After initial hearings have been completed, the committees present
reports to the Senate. They are also required to set a date for receipt of
answers to questions taken on notice prior to and at the hearings. In relation
to the annual estimates, but not the additional estimates, the committees are
required to set a date or dates for supplementary hearings to consider answers
to questions on notice or any other matters relating to the proposed
expenditure of which members and participating members have given notice that
they wish to pursue. The date set for the commencement of supplementary
meetings must not be less than 10 days after the date set for receipt of
answers to questions taken on notice. In practice in recent years, the Senate
has set the dates for supplementary hearings. Senators must give notice of
matters they wish to pursue not less than three working days before the date
for commencement of the supplementary meetings. (For a resolution
of the Senate criticising delay in answering questions on notice, see
29/4/1999, J.809.)
Matters considered at supplementary hearings are confined to those
matters of which notice has been given.

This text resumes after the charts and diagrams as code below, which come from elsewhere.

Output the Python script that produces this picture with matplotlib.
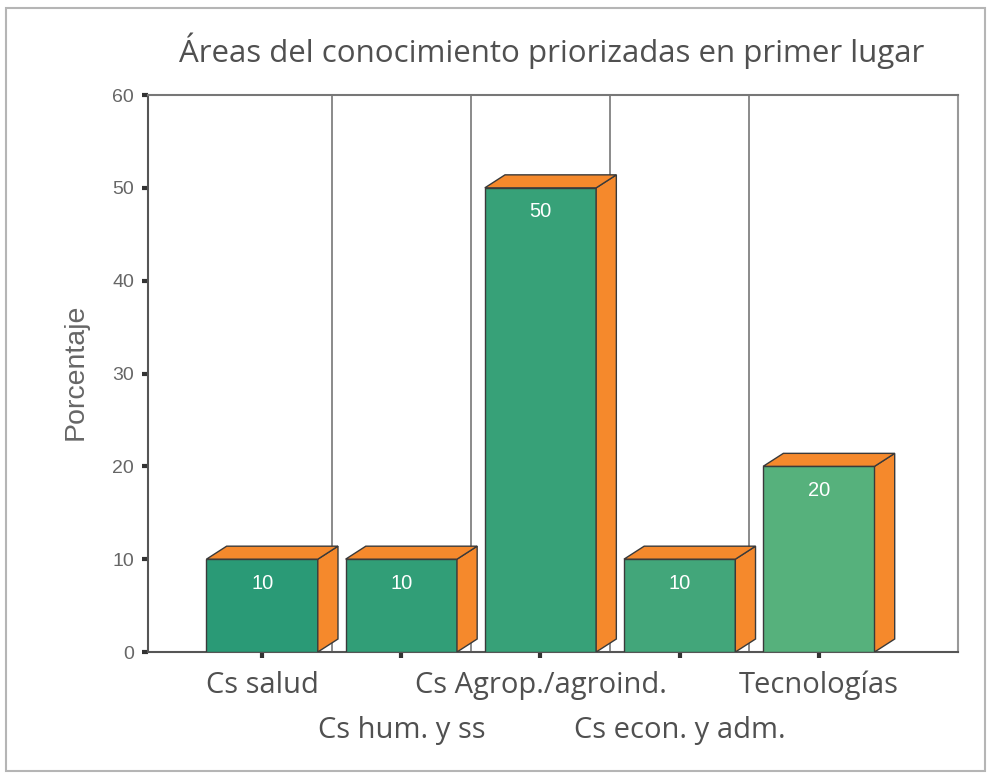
import matplotlib
matplotlib.use("Agg")
import matplotlib.pyplot as plt
from matplotlib.patches import Polygon, Rectangle

# data
categorias = ["Cs salud", "Cs hum. y ss", "Cs Agrop./agroind.",
              "Cs econ. y adm.", "Tecnologías"]
porcentajes = [10, 10, 50, 10, 20]
titulo = "Áreas del conocimiento priorizadas en primer lugar"
eje_y = "Porcentaje"

# estilo
verdes = ["#2a9a76", "#319e77", "#37a178", "#42a67a", "#56b17c"]
naranja = "#f5892c"
borde = "#3a3a3a"
ancho = 0.8
dx, dy = 0.145, 1.4

fig = plt.figure(figsize=(9.9, 7.75), dpi=100)
ax = fig.add_axes([0.1495, 0.1587, 0.8182, 0.7187])

x = list(range(len(categorias)))
ax.vlines([i + 0.5 for i in x[:-1]], 0, 60, color="#777777", lw=1.2, zorder=1)

ax.bar(x, porcentajes, width=ancho, color=verdes, edgecolor=borde,
       linewidth=1.0, zorder=3)
for i, v in zip(x, porcentajes):
    der = i + ancho / 2
    izq = i - ancho / 2
    lado = Polygon([(der, 0), (der + dx, dy), (der + dx, v + dy), (der, v)],
                   closed=True, facecolor=naranja, edgecolor=borde, lw=1.0, zorder=3)
    tapa = Polygon([(izq, v), (izq + dx, v + dy), (der + dx, v + dy), (der, v)],
                   closed=True, facecolor=naranja, edgecolor=borde, lw=1.0, zorder=3)
    ax.add_patch(lado)
    ax.add_patch(tapa)
    ax.text(i, v - 2.6, str(v), color="white", fontsize=14.5, ha="center",
            va="center", family="Liberation Sans", zorder=4)

ax.set_xlim(-0.82, 5.0)
ax.set_ylim(0, 60)
ax.set_yticks(range(0, 70, 10))
ax.set_xticks(x)
ax.set_xticklabels(categorias, fontsize=21, color="#505050", family="Open Sans")
for k, t in enumerate(ax.xaxis.get_major_ticks()):
    t.set_pad(9.5 if k % 2 == 0 else 42)

ax.tick_params(axis="y", length=4, width=3, color="#333333", pad=6,
               labelsize=14, labelcolor="#666666")
for lab in ax.get_yticklabels():
    lab.set_family("Liberation Sans")
ax.tick_params(axis="x", length=4, width=3, color="#333333")

ax.spines["left"].set_color("#555555")
ax.spines["bottom"].set_color("#555555")
ax.spines["top"].set_color("#777777")
ax.spines["right"].set_color("#999999")
for s in ax.spines.values():
    s.set_linewidth(1.5)

fig.text(0.557, 0.935, titulo, ha="center", va="center", fontsize=22.5,
         color="#505050", family="Open Sans")
fig.text(0.076, 1 - 372 / 775, eje_y, ha="center", va="center", rotation=90,
         fontsize=20.5, color="#666666", family="Liberation Sans")

fig.patches.append(Rectangle((0.006, 0.005), 0.989, 0.985, transform=fig.transFigure,
                             fill=False, edgecolor="#b5b5b5", lw=1.5))

fig.savefig("out.png", dpi=100)
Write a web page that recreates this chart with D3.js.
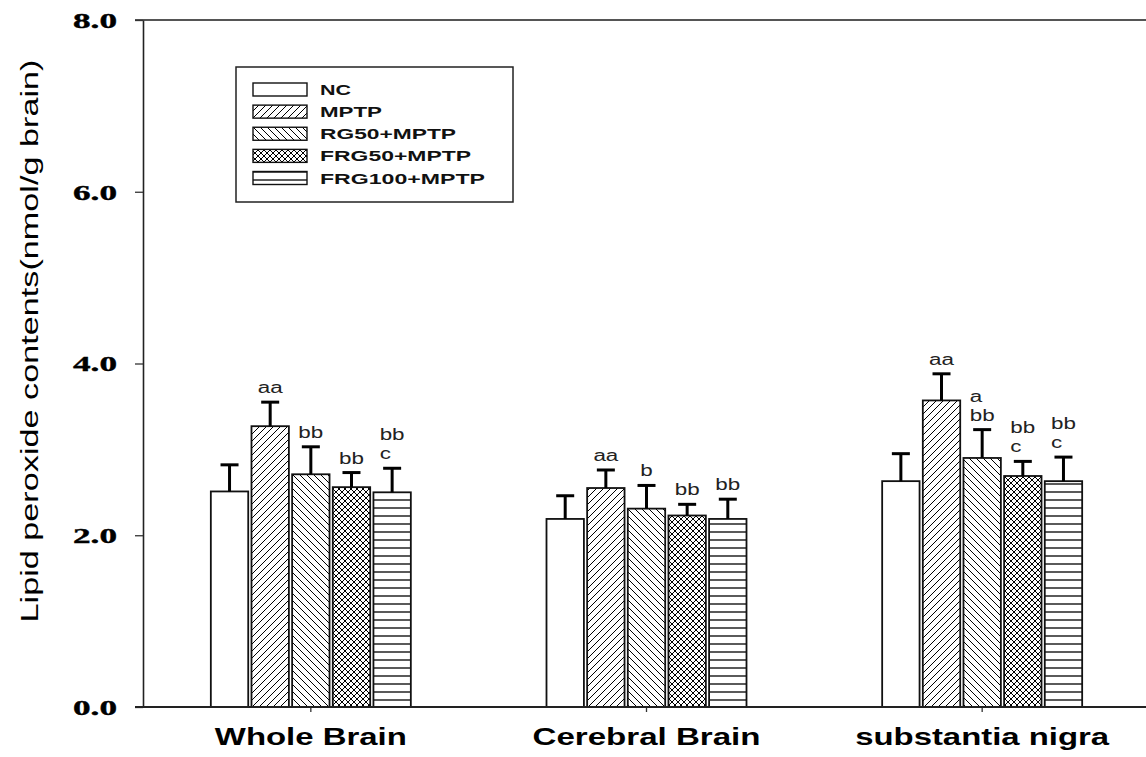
<!DOCTYPE html>
<html>
<head>
<meta charset="utf-8">
<script src="https://cdn.jsdelivr.net/npm/d3@7"></script>
<style>
  html, body { margin: 0; padding: 0; background: #fff; }
  svg { display: block; }
</style>
</head>
<body>
<svg id="chart" width="1146" height="757"></svg>
<script>
// Regions of the brain (x categories)
const categories = ["Whole Brain", "Cerebral Brain", "substantia nigra"];
// Treatment groups
const groups = ["NC", "MPTP", "RG50+MPTP", "FRG50+MPTP", "FRG100+MPTP"];

// Mean lipid peroxide content per group, one entry per region
const ncMean     = [2.51, 2.19, 2.63];
const mptpMean   = [3.27, 2.55, 3.57];
const rg50Mean   = [2.71, 2.31, 2.90];
const frg50Mean  = [2.56, 2.23, 2.69];
const frg100Mean = [2.50, 2.19, 2.63];

// Standard deviations (upper error bars)
const ncErr     = [0.31, 0.27, 0.32];
const mptpErr   = [0.28, 0.21, 0.31];
const rg50Err   = [0.32, 0.27, 0.33];
const frg50Err  = [0.17, 0.13, 0.17];
const frg100Err = [0.28, 0.23, 0.28];

// Significance letters stacked above each error bar
const ncSig     = [[], [], []];
const mptpSig   = [["aa"], ["aa"], ["aa"]];
const rg50Sig   = [["bb"], ["b"], ["a", "bb"]];
const frg50Sig  = [["bb"], ["bb"], ["bb", "c"]];
const frg100Sig = [["bb", "c"], ["bb"], ["bb", "c"]];

const yTicks = [0, 2, 4, 6, 8];
const yTitle = "Lipid peroxide contents(nmol/g brain)";

const means = [ncMean, mptpMean, rg50Mean, frg50Mean, frg100Mean];
const errs = [ncErr, mptpErr, rg50Err, frg50Err, frg100Err];
const sigs = [ncSig, mptpSig, rg50Sig, frg50Sig, frg100Sig];
const patternIds = ["none", "fwd", "back", "cross", "horiz"];

const svg = d3.select("#chart");
const defs = svg.append("defs");

// Hatch patterns for the bar fills
function hatch(id, size, d, sw) {
  const p = defs.append("pattern")
    .attr("id", id)
    .attr("patternUnits", "userSpaceOnUse")
    .attr("width", size).attr("height", size);
  p.append("rect").attr("width", size).attr("height", size).attr("fill", "#fff");
  p.append("path").attr("d", d).attr("stroke", "#000").attr("stroke-width", sw).attr("fill", "none");
}
hatch("fwd", 7, "M0,7 L7,0 M-1,1 L1,-1 M6,8 L8,6", 1);
hatch("back", 7, "M0,0 L7,7 M-1,6 L1,8 M6,-1 L8,1", 1);
hatch("cross", 6, "M0,6 L6,0 M-1,1 L1,-1 M5,7 L7,5 M0,0 L6,6 M-1,5 L1,7 M5,-1 L7,1", 1);
hatch("horiz", 8, "M0,4 L8,4", 1.3);

function fillFor(i) {
  return patternIds[i] === "none" ? "#fff" : `url(#${patternIds[i]})`;
}

const y = d3.scaleLinear().domain([0, 8]).range([707, 20]);
const x = d3.scaleBand().domain(categories).range([143, 1150]).padding(0);
const inner = d3.scaleBand().domain(groups).range([-100, 100]).paddingInner(0.08).paddingOuter(0);

// Frame lines: top edge
svg.append("line").attr("x1", 135).attr("x2", 1146).attr("y1", 20).attr("y2", 20)
  .attr("stroke", "#555").attr("stroke-width", 2);

// Y axis
const yAxis = svg.append("g")
  .attr("transform", "translate(143,0)")
  .call(d3.axisLeft(y).tickValues(yTicks).tickFormat(d3.format(".1f")).tickSize(8).tickSizeOuter(0));
yAxis.select(".domain").attr("stroke", "#222").attr("stroke-width", 1.6);
yAxis.selectAll(".tick line").attr("stroke", "#333").attr("stroke-width", 1.3);
yAxis.selectAll(".tick text")
  .attr("x", 0).attr("dy", null)
  .attr("dominant-baseline", "central")
  .attr("transform", "translate(-26,0) scale(1.6,1)")
  .attr("font-family", "'Liberation Serif', 'Times New Roman', serif")
  .attr("font-weight", "bold")
  .attr("font-size", 22)
  .attr("stroke", "#000").attr("stroke-width", 0.4)
  .attr("fill", "#000");

// X axis
const xAxis = svg.append("g")
  .attr("transform", "translate(0,707)")
  .call(d3.axisBottom(x).tickSize(5).tickSizeOuter(0));
xAxis.select(".domain").remove();
xAxis.selectAll(".tick line").attr("stroke", "#333").attr("stroke-width", 1.3);
xAxis.selectAll(".tick text")
  .attr("y", 38).attr("dy", null)
  .attr("font-family", "Arial, 'Liberation Sans', sans-serif")
  .attr("font-weight", "bold")
  .attr("font-size", 23)
  .attr("fill", "#000")
  .attr("textLength", d => ({ "Whole Brain": 192, "Cerebral Brain": 228, "substantia nigra": 254 })[d])
  .attr("lengthAdjust", "spacingAndGlyphs");

// Bars, error bars and letters
const rows = [];
categories.forEach((c, ci) => {
  groups.forEach((g, gi) => {
    rows.push({ cat: c, ci, group: g, gi, mean: means[gi][ci], err: errs[gi][ci], sig: sigs[gi][ci] });
  });
});

const plot = svg.append("g");
const barG = plot.selectAll("g.bar").data(rows).join("g").attr("class", "bar");

barG.append("rect")
  .attr("x", d => x(d.cat) + x.bandwidth() / 2 + inner(d.group))
  .attr("width", inner.bandwidth())
  .attr("y", d => y(d.mean))
  .attr("height", d => y(0) - y(d.mean))
  .attr("fill", d => fillFor(d.gi))
  .attr("stroke", "#111")
  .attr("stroke-width", 1.8);

const cx = d => x(d.cat) + x.bandwidth() / 2 + inner(d.group) + inner.bandwidth() / 2;

barG.append("line")
  .attr("x1", cx).attr("x2", cx)
  .attr("y1", d => y(d.mean)).attr("y2", d => y(d.mean + d.err))
  .attr("stroke", "#000").attr("stroke-width", 3);
barG.append("line")
  .attr("x1", d => cx(d) - 9).attr("x2", d => cx(d) + 9)
  .attr("y1", d => y(d.mean + d.err)).attr("y2", d => y(d.mean + d.err))
  .attr("stroke", "#000").attr("stroke-width", 3);

// Letter stacks: left-aligned lines, block centred on the bar
const letterScale = 1.4;
barG.each(function (d) {
  if (!d.sig.length) return;
  const g = d3.select(this);
  const lineH = 19;
  const maxLen = d3.max(d.sig, s => s.length);
  const charW = 8.9 * letterScale;
  const left = cx(d) - (maxLen * charW) / 2;
  const base = y(d.mean + d.err) - 9;
  d.sig.forEach((s, i) => {
    const by = base - (d.sig.length - 1 - i) * lineH;
    g.append("text")
      .attr("transform", `translate(${left},${by}) scale(${letterScale},1)`)
      .attr("font-family", "Arial, 'Liberation Sans', sans-serif")
      .attr("font-size", 16)
      .attr("fill", "#222")
      .text(s);
  });
});

// Baseline drawn over bar bottoms
svg.append("line").attr("x1", 135).attr("x2", 1146).attr("y1", 707).attr("y2", 707)
  .attr("stroke", "#222").attr("stroke-width", 1.8);

// Y axis title
svg.append("text")
  .attr("transform", "translate(38,341) rotate(-90)")
  .attr("text-anchor", "middle")
  .attr("font-family", "Arial, 'Liberation Sans', sans-serif")
  .attr("font-size", 23)
  .attr("fill", "#000")
  .attr("textLength", 563)
  .attr("lengthAdjust", "spacingAndGlyphs")
  .text(yTitle);

// Legend
const legend = svg.append("g");
legend.append("rect")
  .attr("x", 236).attr("y", 67).attr("width", 277).attr("height", 135)
  .attr("fill", "#fff").attr("stroke", "#222").attr("stroke-width", 1.5);
const legendLen = [31, 62, 136, 151, 165];
const legendRow = d3.scalePoint().domain(groups).range([89.5, 178]);
const lg = legend.selectAll("g.item").data(groups).join("g").attr("class", "item");
lg.append("rect")
  .attr("x", 253).attr("width", 54)
  .attr("y", d => legendRow(d) - 6.5).attr("height", 13)
  .attr("fill", (d, i) => fillFor(i))
  .attr("stroke", "#111").attr("stroke-width", 1.4);
lg.append("text")
  .attr("x", 320)
  .attr("y", d => legendRow(d) + 5.5)
  .attr("font-family", "Arial, 'Liberation Sans', sans-serif")
  .attr("font-weight", "bold")
  .attr("font-size", 15)
  .attr("fill", "#111")
  .attr("textLength", (d, i) => legendLen[i])
  .attr("lengthAdjust", "spacingAndGlyphs")
  .text(d => d);
</script>
</body>
</html>
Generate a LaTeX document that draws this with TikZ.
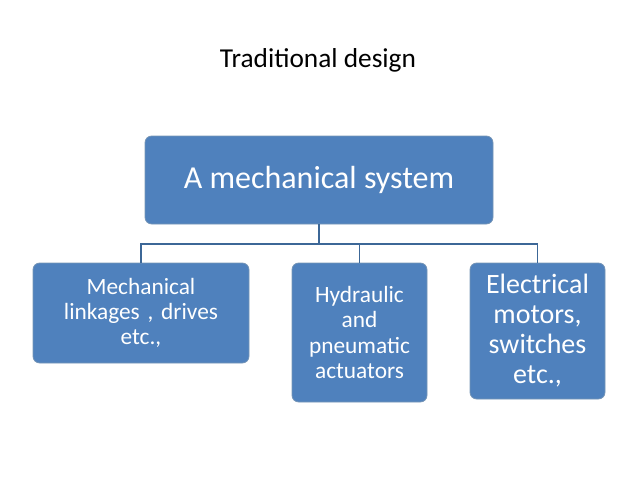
\documentclass[tikz,border=0pt]{standalone}
\usepackage{fontspec}
\setmainfont{Carlito}
\definecolor{boxblue}{HTML}{4F81BD}
\definecolor{lineblue}{HTML}{3C6797}
\begin{document}
\begin{tikzpicture}[x=0.75pt,y=-0.75pt,
  bx/.style={draw=lineblue!70!white,line width=0.6pt,fill=boxblue,rounded corners=5pt,text=white,align=center,inner sep=0pt},
  conn/.style={draw=lineblue,line width=1pt}]
\useasboundingbox (0,0) rectangle (638,478);
\node[font=\fontsize{20.5}{24}\selectfont] (title) at (318,60) {Traditional design};
\node[bx,minimum width=348*0.75pt,minimum height=88*0.75pt,font=\fontsize{24}{28}\selectfont] (top) at (319,180) {A mechanical system};
\node[bx,minimum width=216*0.75pt,minimum height=100*0.75pt,text width=155pt,font=\fontsize{17.5}{19}\selectfont] (l) at (141,313) {Mechanical\\linkages , drives\\etc.,};
\node[bx,minimum width=135*0.75pt,minimum height=139*0.75pt,text width=98pt,font=\fontsize{17.5}{19}\selectfont] (m) at (359.5,332.5) {Hydraulic\\and\\pneumatic\\actuators};
\node[bx,minimum width=135*0.75pt,minimum height=136*0.75pt,text width=98pt,font=\fontsize{21}{22.5}\selectfont] (r) at (537.5,331) {Electrical\\motors,\\switches\\etc.,};
\coordinate (j) at (319,244);
\draw[conn] (top.south) -- (j);
\draw[conn] (l.north) -- (l.north |- j) -- (r.north |- j) -- (r.north);
\draw[conn] (m.north |- j) -- (m.north);
\end{tikzpicture}
\end{document}
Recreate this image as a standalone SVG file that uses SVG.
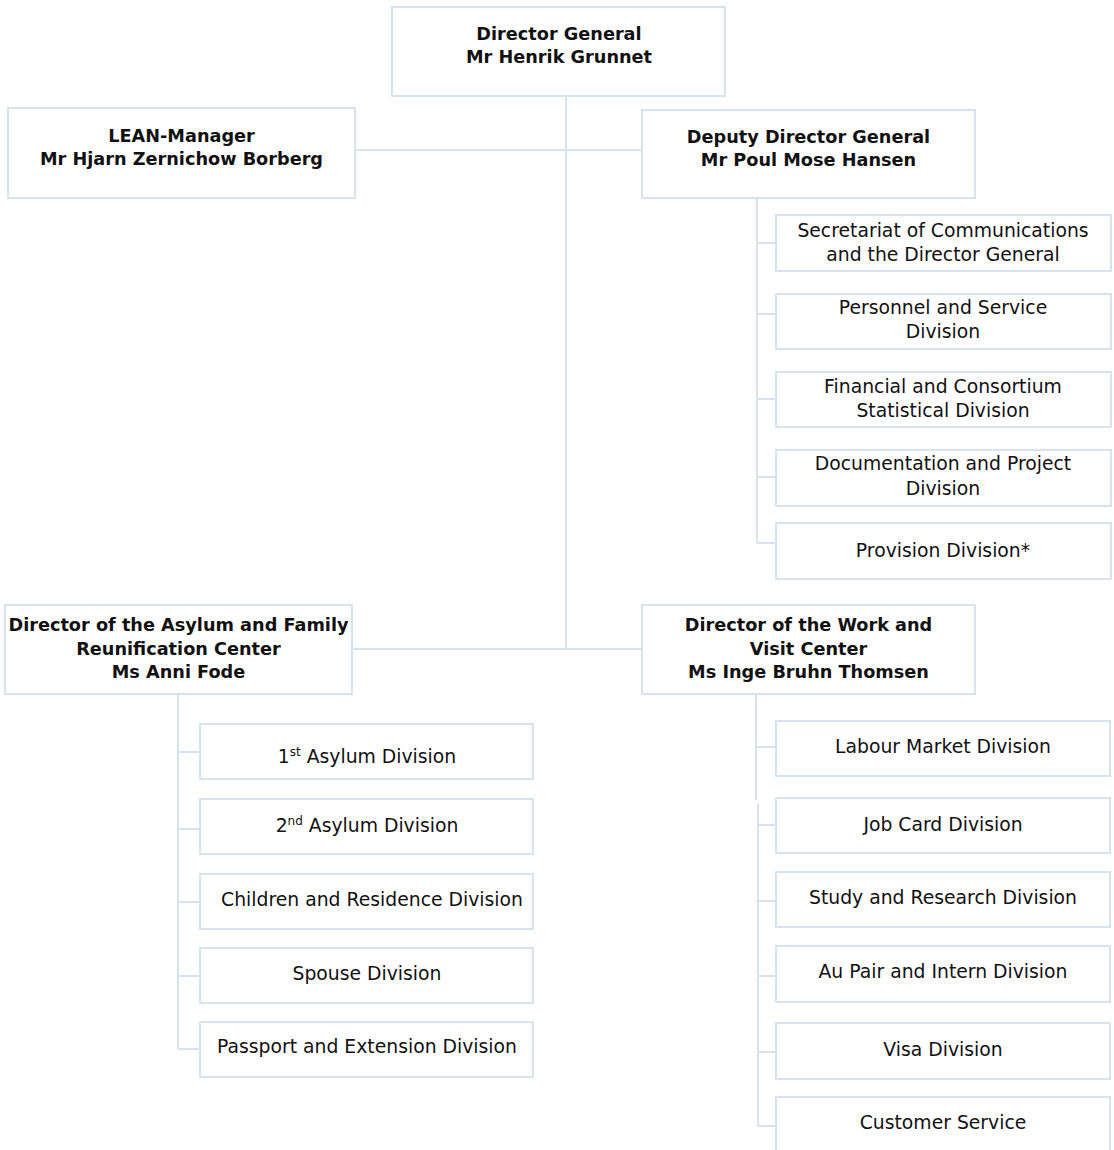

Committees may present further reports
to the Senate containing recommendations for further action by the Senate,
although they are not required to do so. There is no limit to the number of
supplementary hearings a committee may hold, but after the time for giving
notice of matters to be raised at supplementary meetings has expired, there is
no further opportunity to give notice of additional matters. In a report on its
supplementary meetings in November 1993, Estimates Committee F recommended that
the Procedure
Committee examine a system for giving notice of matters in respect of a
particular portfolio not less than three days before the commencement of
supplementary hearings on that portfolio. The recommendation was adopted by the
Senate after it had been moved as a second reading amendment to the
appropriation bills by the chair of Estimates Committee F (18/11/1993, J.821). The Procedure
Committee declined to recommend a change to the procedures on the grounds that
the existing arrangements offered clarity and simplicity and the proposed
change would make programming of supplementary meetings more difficult (3rd
Report of 1993, PP 450/1993, p. 4).
In 2001, on the
recommendation of the Procedure Committee, supplementary hearings were confined
to the annual appropriation bills, and abolished in respect of the additional
appropriation bills. The rationale of this change was that, as the budget cycle
had developed, the supplementary hearings for the additional appropriation
bills were occurring very near to the main round of the annual appropriation
hearings, when unlimited questioning of departments and agencies is possible.
Procedures
applying to Senate committees generally apply to estimates hearings in so far
as those procedures are consistent with standing order 26. For example, the
procedures for the protection of witnesses in Senate Privilege Resolution
No. 1 (see Chapter 17, Witnesses, under Protection of witnesses) apply to
estimates hearings, but as standing order 26 requires that estimates hearings
be held in public, the provisions in those procedures relating to taking
evidence in camera cannot apply to estimates hearings. (See Supplement)
It is not necessary
for the committees to have completed their supplementary hearings before debate on
the appropriation bills resumes, or, indeed, before the bills are passed.
Normally, however, the hearings are completed before the bills proceed.
Supporting
documentation provided by departments is significant to the estimates scrutiny
process, and has evolved with the process. From the early 1970s, departments
provided explanatory notes to the committees examining estimates. These notes
were rudimentary at first and were provided informally to members of estimates
committees. As a result of pressure from committees the documents were formally
tabled in the Senate from 1976. The introduction of program budgeting in the
public sector in the 1980s saw the documents transformed from explanatory notes
to program performance statements which provided explanations according to the
new program structure and which were also promoted by the Department of Finance
as an accountability tool, used for improving program management and
evaluation, as well as for providing information to the Senate. Documentation
underwent a further change in 1994, when the movement of the Budget from August
to May meant that documentation provided for Budget estimates (Portfolio Budget
Statements) could not provide the extent of performance information that the
Senate was used to. Performance information is now found in annual reports of agencies, required to be
tabled by 31 October each year, and which may be examined by the committees
when considering estimates. The move to
output-based accrual budgeting reinforced the requirement for detailed
explanatory material on departmental activities. The committees considering
estimates have thus encouraged improvements in the quality, nature and
transparency of information presented to Parliament. (See also below, under
Referral of Matters to committees – estimates.)
For the history of changes to the estimates scrutiny process, see
Chapter 13, Financial Legislation, under History of expenditure scrutiny.